8. It must not be forgotten that the nature of enquiry to be undertaken in the execution proceedings, in the context of arrest of a judgment-debtor and detention in civil prison, cannot be equated to the one in the regular civil or criminal proceedings. The effort of executing Court in such case will be only to have a broad idea, as to the capacity of the judgment-debtor, to clear the liability under the decree. It cannot be treated as a parallel enquiry, to defeat the very basic purpose. The finding need not be measured with scales of accuracy. Such a course would amount to putting premium on the evasive tactics of the judgment-debtor, and thereby the whole exercise of adjudication of a suit resulting in a decree, would be reduced to an empty formality.

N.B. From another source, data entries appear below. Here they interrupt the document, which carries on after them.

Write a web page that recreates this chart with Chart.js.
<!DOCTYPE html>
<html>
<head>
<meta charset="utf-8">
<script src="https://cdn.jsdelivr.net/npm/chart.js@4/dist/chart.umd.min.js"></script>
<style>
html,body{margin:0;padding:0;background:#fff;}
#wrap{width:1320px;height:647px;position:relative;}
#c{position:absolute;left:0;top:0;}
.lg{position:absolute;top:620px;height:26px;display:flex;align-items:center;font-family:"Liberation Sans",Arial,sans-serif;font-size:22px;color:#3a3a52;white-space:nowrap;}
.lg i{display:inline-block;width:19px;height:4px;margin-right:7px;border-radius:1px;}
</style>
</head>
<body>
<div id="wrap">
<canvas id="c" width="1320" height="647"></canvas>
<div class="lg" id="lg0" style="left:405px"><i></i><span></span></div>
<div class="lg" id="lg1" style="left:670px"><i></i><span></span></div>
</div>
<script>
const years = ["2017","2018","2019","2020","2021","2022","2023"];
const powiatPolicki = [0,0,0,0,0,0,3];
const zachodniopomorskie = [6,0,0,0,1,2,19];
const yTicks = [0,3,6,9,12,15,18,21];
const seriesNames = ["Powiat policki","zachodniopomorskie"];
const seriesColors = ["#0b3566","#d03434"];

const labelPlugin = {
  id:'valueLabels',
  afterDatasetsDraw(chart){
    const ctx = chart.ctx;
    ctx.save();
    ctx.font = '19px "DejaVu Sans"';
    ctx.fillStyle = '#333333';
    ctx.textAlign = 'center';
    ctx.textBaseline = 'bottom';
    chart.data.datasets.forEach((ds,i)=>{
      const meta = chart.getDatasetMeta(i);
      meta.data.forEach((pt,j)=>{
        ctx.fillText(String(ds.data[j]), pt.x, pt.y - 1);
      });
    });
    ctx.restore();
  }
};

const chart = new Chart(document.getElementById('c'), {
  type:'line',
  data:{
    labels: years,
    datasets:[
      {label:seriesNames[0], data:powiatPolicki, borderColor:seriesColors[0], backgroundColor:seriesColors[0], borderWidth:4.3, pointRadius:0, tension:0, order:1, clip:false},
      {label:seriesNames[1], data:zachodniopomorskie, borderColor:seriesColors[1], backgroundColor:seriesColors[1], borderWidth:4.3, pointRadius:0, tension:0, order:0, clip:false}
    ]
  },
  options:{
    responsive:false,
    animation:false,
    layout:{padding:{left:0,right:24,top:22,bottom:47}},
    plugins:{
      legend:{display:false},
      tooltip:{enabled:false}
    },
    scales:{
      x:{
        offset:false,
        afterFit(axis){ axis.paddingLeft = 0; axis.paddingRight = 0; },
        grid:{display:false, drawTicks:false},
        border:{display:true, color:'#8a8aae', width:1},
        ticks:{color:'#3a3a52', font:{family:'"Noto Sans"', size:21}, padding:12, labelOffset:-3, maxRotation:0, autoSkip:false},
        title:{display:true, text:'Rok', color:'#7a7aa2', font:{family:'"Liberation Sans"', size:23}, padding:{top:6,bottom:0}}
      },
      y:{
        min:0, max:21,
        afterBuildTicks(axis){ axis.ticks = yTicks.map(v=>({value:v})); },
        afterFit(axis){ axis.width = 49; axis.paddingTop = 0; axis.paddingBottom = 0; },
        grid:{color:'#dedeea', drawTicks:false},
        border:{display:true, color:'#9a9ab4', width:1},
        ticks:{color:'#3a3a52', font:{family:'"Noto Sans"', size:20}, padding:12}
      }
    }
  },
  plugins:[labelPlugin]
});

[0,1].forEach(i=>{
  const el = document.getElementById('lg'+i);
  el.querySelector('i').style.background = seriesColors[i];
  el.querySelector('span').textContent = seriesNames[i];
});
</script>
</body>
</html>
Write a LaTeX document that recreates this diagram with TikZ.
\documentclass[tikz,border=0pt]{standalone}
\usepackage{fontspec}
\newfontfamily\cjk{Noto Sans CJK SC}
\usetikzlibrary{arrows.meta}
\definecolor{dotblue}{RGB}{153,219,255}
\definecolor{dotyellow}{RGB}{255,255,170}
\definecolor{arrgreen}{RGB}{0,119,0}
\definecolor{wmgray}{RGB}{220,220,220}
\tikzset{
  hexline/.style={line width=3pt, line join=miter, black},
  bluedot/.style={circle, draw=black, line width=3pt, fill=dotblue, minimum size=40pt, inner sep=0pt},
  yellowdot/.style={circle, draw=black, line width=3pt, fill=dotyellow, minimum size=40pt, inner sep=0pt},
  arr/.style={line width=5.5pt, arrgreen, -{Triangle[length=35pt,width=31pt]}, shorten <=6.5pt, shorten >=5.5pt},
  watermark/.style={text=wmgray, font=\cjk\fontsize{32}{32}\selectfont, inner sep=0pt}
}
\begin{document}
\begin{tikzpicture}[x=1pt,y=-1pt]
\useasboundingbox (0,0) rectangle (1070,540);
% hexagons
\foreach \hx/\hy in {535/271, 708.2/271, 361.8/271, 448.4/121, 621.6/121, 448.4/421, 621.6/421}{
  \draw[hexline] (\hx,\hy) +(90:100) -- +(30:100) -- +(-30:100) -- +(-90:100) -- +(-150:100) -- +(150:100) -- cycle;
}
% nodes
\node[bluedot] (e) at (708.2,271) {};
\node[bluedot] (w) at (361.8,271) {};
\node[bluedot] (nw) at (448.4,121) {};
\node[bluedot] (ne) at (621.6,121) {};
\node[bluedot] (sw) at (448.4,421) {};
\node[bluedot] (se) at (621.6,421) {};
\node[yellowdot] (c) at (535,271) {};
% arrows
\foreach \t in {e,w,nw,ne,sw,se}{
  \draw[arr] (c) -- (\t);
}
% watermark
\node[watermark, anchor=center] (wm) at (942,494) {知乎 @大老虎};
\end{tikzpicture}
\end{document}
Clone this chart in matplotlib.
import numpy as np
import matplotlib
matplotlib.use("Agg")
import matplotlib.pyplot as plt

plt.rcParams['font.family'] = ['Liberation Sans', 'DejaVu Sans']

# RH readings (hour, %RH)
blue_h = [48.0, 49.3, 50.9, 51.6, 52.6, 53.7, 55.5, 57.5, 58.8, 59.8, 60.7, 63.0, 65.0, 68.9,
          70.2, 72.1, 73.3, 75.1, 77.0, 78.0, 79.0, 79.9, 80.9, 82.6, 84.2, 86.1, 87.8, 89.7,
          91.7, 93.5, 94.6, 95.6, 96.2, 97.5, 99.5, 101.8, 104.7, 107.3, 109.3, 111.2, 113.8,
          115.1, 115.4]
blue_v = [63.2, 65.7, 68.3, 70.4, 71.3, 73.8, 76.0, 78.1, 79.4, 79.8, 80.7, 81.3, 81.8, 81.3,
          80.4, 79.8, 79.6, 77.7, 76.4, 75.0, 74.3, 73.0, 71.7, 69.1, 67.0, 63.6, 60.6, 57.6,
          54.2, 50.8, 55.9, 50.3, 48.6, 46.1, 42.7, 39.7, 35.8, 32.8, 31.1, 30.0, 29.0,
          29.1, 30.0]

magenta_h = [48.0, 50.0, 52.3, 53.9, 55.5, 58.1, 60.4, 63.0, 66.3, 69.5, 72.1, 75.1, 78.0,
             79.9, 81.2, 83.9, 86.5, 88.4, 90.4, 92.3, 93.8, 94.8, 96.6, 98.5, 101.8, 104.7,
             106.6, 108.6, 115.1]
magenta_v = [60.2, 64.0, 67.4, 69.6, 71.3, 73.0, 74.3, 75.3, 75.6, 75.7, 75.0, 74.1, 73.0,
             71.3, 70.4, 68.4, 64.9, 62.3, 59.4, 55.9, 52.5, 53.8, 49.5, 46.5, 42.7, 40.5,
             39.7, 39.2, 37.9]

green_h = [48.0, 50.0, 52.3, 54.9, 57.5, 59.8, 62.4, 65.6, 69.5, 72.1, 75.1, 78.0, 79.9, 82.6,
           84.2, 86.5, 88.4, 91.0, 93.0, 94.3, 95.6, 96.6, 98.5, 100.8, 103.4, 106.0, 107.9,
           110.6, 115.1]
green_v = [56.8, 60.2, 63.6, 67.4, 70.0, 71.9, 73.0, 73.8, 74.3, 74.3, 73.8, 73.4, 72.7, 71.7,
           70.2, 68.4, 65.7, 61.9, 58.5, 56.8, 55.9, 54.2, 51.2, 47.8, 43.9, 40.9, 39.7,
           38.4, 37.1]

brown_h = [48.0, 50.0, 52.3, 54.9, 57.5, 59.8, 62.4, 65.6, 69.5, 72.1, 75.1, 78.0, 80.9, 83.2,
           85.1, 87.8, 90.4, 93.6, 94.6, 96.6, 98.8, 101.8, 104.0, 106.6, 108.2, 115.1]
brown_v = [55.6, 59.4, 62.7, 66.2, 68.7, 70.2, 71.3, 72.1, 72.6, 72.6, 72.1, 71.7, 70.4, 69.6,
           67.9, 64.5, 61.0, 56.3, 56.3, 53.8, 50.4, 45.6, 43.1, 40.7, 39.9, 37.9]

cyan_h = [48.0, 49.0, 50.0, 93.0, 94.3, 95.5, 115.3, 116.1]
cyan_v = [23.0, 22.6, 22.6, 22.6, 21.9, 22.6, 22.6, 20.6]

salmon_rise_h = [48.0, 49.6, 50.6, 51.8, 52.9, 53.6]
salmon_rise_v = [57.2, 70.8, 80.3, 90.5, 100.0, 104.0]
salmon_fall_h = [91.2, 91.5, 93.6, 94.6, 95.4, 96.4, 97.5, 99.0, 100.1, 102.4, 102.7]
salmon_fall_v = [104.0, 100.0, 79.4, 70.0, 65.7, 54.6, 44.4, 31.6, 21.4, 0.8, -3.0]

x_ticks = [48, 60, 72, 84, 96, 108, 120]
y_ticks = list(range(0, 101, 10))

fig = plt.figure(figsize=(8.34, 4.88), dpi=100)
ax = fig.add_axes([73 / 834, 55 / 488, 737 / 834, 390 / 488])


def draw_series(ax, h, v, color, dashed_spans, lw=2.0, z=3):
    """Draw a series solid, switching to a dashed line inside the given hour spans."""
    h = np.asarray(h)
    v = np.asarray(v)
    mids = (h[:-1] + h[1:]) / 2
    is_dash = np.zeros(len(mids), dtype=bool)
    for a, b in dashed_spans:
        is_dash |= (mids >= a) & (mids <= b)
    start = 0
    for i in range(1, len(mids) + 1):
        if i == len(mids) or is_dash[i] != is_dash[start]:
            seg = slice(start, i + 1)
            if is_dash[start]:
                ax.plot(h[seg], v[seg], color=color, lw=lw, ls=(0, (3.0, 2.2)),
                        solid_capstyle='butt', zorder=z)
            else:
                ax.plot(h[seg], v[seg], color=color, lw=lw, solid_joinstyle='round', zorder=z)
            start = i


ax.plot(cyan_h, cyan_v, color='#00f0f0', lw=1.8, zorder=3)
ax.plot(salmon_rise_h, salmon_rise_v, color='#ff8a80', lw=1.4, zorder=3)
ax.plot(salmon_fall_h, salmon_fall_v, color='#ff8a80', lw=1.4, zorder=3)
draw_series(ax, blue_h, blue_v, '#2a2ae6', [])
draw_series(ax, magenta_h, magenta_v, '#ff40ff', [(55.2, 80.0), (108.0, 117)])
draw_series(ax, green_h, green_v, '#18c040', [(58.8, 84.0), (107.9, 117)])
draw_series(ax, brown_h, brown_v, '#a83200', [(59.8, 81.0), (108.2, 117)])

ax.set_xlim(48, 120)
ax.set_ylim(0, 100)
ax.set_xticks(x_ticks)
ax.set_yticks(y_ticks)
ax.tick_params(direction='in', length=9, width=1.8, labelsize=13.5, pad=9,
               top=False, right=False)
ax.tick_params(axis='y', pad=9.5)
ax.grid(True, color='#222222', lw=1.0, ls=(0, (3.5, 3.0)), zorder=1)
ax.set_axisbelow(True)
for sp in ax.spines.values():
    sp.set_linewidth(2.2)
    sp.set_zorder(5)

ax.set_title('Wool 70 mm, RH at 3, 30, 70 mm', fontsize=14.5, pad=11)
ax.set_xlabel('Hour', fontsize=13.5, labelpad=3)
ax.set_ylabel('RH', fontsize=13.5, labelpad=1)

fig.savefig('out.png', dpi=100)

9. The executing Court had assigned cogent reasons, in support of its conclusions. When the respondent and PW.2 clearly state that the petitioner is the owner of the valuable land, situated nearer to Vidya Nikethan Engineering College, Chandragiri Mandal, valued at Rs. 6,00,000/- per acre, the easiest thing for the petitioner would have been to file an adangal, or other documents, relating to that land. On the other hand, he gave an evasive reply by stating that he cultivated an extent of Ac.3-00 as lessee. Therefore, this Court is not inclined to interfere with the finding recorded by the executing Court.
10. Learned Counsel for the petitioner submits that the petitioner may be granted the facility of paying the balance of the decretal amount, in instalments. While granting stay on 12-3-2004, this Court directed the petitioner, to deposit a sum of Rs. 25,000/-. The petitioner states that he has complied with the condition. Having regard to the facts and circumstances of the case, the petitioner is granted the facility of paying the balance of the decretal amount, in three by-monthly instalments. The first of such instalment shall be paid on 1-5-2006, the second on 1-7-2006 and the third on 1-9-2006. In default, it shall be open to the respondent, to enforce the order under revision.
11. The CRP is disposed of, with the above observation. There shall be no order as to costs.